Свой первый тюремный срок он получил ещё молодым человеком, в 1904 году, но после манифеста 17 октября 1905 был освобождён вчистую.

 

Кто из нас из школьной истории, из "Краткого курса" не узнал и не зазубрил, что этот "провокационно-подлый манифест" был издевательством над свободой, что царь распорядился: "мёртвым – свободу, живых – под арест"? Но эпиграмма эта лжива. Тем актом разрешались все политические партии, созывалась Дума, и амнистия давалась честная и предельно широкая, а именно: по ней освобождались ни много ни мало как все политические без изъятия, независимо от срока и вида наказания. Лишь уголовные оставались сидеть. Сталинская же амнистия 7 июля 1945 поступила как раз наоборот: всех политических оставила сидеть.

 

Интересен был его рассказ об обстановке той амнистии. В те годы, разумеется, ни о каких «намордниках» на тюремных окнах ещё не имели понятия, и из камер белоцерковской тюрьмы, где Фастенко сидел, арестанты свободно обозревали тюремный двор, прибывающих и убывающих, и улицу, и перекрикивались из вольных с кем хотели. И вот уже днём 17 октября, узнав по телеграфу об амнистии, вольные объявили новость заключённым. Политические стали радостно бушевать, бить оконные стёкла, ломать двери и требовать от начальника тюрьмы немедленного освобождения. Кто-нибудь из них был тут же избит сапогами в рыло? посажен в карцер? какую-нибудь камеру лишили книг или ларька? Да нет же! Растерянный начальник тюрьмы бегал от камеры к камере и упрашивал: "Господа! Я умоляю вас! – будьте благоразумны! Я же не имею права освобождать вас на основании телеграфного сообщения. Я должен получить прямые указания от моего начальства из Киева.

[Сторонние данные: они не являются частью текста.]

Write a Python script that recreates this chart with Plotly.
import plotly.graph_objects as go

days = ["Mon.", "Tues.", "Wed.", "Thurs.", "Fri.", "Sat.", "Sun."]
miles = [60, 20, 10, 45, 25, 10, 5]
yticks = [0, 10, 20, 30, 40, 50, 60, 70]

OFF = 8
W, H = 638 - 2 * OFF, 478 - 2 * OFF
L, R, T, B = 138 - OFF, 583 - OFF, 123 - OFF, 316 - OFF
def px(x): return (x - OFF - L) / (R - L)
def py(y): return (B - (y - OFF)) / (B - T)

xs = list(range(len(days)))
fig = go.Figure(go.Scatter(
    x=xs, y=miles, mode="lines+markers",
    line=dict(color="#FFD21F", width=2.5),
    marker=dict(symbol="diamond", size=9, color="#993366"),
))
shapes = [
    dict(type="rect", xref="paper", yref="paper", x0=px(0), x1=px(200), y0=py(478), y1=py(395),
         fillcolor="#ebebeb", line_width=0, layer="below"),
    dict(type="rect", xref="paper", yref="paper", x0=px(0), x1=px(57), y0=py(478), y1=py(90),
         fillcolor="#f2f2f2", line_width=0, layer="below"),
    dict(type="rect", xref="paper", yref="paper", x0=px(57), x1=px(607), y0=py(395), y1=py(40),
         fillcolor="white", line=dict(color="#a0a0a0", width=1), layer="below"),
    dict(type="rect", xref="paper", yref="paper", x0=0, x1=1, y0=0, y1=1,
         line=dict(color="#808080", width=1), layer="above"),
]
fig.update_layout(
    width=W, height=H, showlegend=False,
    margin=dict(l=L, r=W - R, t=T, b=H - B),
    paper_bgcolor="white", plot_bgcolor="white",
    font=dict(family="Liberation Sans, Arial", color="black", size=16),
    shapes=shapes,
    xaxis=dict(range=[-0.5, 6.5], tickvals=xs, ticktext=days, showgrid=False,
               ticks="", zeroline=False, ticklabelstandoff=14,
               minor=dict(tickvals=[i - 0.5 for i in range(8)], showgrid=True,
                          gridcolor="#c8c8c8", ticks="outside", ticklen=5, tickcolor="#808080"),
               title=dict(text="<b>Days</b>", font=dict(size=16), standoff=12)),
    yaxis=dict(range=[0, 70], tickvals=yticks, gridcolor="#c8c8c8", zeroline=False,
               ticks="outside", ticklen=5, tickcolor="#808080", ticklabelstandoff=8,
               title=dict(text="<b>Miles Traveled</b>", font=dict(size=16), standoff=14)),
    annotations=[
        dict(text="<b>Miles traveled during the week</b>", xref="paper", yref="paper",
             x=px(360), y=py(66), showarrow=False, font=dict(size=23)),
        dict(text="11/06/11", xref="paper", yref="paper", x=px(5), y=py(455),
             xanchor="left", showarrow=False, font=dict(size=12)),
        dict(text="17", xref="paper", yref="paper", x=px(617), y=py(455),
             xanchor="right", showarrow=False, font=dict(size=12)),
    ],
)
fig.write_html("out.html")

Я очень прошу вас: вам придётся переночевать." – И действительно, их варварски задержали на сутки!.. (После сталинской амнистии, как будет ещё рассказано, амнистированных передерживали по два-три месяца, понуждали всё так же вкалывать, и никому это не казалось незаконным.)

Обретя свободу, Фастенко и его товарищи тут же кинулись в революцию. В 1906 году Фастенко получил 8 лет каторги, что значило: 4 года в кандалах и 4 года в ссылке. Первые четыре года он отбывал в севастопольском централе, где, кстати, при нём был массовый побег арестантов, организованный с воли содружеством революционных партий: эсеров, анархистов и социал-демократов. Взрывом бомбы был вырван из тюремной стены пролом на доброго всадника, и десятка два арестантов (не все, кому хотелось, а лишь утверждённые своими партиями к побегу и заранее, ещё в тюрьме – через надзирателей! – снабжённые пистолетами) бросились в пролом и кроме одного убежали. Анатолию же Фастенко РСДРП назначила не бежать, а отвлекать внимание надзирателей и вызывать сумятицу.

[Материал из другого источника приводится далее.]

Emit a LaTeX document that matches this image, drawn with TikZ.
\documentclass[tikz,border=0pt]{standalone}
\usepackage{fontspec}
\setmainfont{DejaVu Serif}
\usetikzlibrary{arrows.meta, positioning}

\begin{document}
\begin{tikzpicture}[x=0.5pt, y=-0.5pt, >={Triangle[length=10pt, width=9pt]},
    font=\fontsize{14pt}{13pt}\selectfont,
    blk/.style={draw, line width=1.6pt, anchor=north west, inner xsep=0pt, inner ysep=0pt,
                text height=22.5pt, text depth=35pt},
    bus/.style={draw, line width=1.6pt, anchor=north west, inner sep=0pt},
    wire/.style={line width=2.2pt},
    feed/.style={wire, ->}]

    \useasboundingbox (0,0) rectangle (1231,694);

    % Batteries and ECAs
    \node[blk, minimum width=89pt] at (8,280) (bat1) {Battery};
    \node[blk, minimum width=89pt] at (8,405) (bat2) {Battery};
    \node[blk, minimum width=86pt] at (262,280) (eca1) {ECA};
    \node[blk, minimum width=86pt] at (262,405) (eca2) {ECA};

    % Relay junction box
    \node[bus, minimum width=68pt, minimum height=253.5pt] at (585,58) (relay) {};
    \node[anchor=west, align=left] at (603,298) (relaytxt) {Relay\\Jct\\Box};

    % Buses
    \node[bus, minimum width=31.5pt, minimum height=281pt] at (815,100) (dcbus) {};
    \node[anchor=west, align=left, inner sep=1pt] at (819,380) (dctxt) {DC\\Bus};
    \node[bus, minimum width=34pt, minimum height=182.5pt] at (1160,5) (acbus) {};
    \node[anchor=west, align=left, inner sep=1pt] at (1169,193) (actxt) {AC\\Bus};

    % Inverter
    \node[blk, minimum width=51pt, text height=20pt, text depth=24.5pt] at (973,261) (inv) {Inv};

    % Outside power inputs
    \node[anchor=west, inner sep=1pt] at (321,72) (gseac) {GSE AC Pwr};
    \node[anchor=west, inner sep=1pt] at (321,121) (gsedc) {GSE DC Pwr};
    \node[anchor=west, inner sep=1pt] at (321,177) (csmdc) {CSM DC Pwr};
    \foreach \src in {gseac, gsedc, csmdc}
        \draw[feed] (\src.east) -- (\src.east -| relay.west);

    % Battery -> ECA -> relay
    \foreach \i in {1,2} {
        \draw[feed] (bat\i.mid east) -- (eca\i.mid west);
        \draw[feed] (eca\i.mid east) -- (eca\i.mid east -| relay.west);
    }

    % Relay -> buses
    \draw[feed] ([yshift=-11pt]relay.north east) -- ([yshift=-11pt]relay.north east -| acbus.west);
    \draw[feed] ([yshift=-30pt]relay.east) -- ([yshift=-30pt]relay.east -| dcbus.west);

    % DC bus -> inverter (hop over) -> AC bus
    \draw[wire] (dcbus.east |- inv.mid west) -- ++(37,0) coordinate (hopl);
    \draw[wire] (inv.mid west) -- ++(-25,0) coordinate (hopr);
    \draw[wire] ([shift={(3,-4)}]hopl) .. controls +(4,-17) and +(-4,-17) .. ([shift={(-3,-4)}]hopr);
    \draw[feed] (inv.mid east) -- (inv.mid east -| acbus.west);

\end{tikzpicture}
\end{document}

Зато в енисейской ссылке он не пробыл долго. Сопоставляя его (и потом – других уцелевших) рассказы с широко известным фактом, что наши революционеры сотнями и сотнями бежали из ссылки – и всё больше за границу, приходишь к убеждению, что из царской ссылки не бежал только ленивый, так это было просто. Фастенко «бежал», то есть попросту уехал с места ссылки без паспорта. Он поехал во Владивосток, рассчитывая через какого-то знакомого сесть там на пароход. Это почему-то не удалось. Тогда, всё так же без паспорта, он спокойно пересек в поезде всю Россию-матушку и поехал на Украину, где был большевиком-подпольщиком, откуда и арестован. Там ему принесли чужой паспорт, и он отправился пересекать австрийскую границу. Настолько эта затея была неугрожающей и настолько Фастенко не ощущал за собой дыхания погони, что проявил удивительную беззаботность: доехав до границы и уже отдав полицейскому чиновнику свой паспорт, он вдруг обнаружил, что не помнит своей новой фамилии! Как же быть? Пассажиров было человек сорок, а чиновник уже начал выкликать. Фастенко догадался: притворился спящим. Он слышал, как раздали все паспорта, как несколько раз выкликали фамилию Макарова, но и тут ещё не был уверен, что – это его. Наконец, дракон императорского режима склонился к подпольщику и вежливо тронул его за плечо: "Господин Макаров! Господин Макаров! Пожалуйста, ваш паспорт!"

Фастенко уехал в Париж. Там он знал Ленина, Луначарского, при партийной школе Лонжюмо выполнял какие-то хозяйственные обязанности. Одновременно учил французский язык, озирался – и вот его потянуло дальше, смотреть мир. Перед войной он переехал в Канаду, стал там рабочим, побывал в Соединенных Штатах. Раздольный устоявшийся быт этих стран поразил Фастенко: он заключил, что никакой пролетарской революции там никогда не будет, и даже вывел, что вряд ли она там и нужна.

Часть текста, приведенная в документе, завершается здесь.